### PROBLEM DESCRIPTION
Scan the material below for the string "this", and copy every line where it shows up.
— start of INPUT ROWS —
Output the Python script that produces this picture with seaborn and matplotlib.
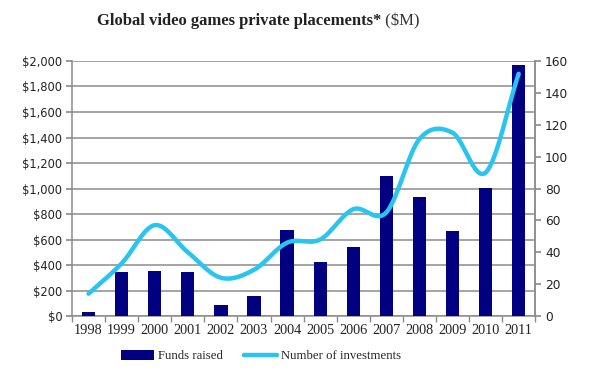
— end of INPUT ROWS —
— start of INPUT ROWS —
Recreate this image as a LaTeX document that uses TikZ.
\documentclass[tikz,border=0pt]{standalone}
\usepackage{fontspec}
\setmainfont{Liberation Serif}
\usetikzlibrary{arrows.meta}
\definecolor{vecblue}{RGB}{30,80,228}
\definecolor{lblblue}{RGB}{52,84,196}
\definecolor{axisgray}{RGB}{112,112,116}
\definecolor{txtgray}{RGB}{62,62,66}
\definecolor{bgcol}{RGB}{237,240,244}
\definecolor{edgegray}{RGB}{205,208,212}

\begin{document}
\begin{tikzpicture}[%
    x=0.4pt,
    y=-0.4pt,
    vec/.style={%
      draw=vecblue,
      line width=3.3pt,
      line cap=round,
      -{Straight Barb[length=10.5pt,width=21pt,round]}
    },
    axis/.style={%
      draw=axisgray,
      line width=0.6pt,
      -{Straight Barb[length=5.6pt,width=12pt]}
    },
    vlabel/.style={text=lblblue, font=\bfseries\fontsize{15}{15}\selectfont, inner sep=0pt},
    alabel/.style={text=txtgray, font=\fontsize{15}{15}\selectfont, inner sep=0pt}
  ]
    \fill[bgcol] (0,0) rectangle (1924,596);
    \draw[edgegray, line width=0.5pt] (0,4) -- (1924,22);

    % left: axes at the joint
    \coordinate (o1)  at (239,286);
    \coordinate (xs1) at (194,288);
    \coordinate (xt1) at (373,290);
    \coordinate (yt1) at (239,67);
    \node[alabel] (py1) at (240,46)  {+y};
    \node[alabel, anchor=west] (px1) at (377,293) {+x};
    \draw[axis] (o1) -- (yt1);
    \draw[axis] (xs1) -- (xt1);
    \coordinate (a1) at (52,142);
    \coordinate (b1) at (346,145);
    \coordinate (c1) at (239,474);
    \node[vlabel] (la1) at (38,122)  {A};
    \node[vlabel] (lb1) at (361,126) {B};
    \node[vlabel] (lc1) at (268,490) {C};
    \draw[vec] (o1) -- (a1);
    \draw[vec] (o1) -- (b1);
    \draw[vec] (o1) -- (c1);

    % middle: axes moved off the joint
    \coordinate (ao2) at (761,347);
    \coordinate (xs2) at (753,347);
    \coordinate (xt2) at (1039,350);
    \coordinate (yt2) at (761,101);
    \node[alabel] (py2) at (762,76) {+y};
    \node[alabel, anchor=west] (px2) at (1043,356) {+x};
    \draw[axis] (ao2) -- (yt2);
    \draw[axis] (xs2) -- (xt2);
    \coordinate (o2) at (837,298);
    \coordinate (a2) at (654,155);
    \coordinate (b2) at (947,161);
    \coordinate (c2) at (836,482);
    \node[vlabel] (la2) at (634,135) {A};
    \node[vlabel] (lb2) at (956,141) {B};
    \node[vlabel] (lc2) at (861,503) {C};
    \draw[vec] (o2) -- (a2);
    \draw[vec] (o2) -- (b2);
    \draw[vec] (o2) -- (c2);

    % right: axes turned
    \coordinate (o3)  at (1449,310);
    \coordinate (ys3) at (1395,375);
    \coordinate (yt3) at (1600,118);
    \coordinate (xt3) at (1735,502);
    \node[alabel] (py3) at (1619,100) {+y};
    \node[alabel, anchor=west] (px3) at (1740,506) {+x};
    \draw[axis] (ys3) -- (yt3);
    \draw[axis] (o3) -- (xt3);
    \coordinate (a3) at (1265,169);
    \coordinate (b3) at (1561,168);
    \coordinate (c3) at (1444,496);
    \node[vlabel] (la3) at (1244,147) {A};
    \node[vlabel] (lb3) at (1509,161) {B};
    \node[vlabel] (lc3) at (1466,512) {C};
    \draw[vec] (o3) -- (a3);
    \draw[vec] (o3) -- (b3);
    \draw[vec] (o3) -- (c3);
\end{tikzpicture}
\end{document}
— end of INPUT ROWS —
### WRITTEN SOLUTION
Output the Python script that produces this picture with seaborn and matplotlib.
Recreate this image as a LaTeX document that uses TikZ.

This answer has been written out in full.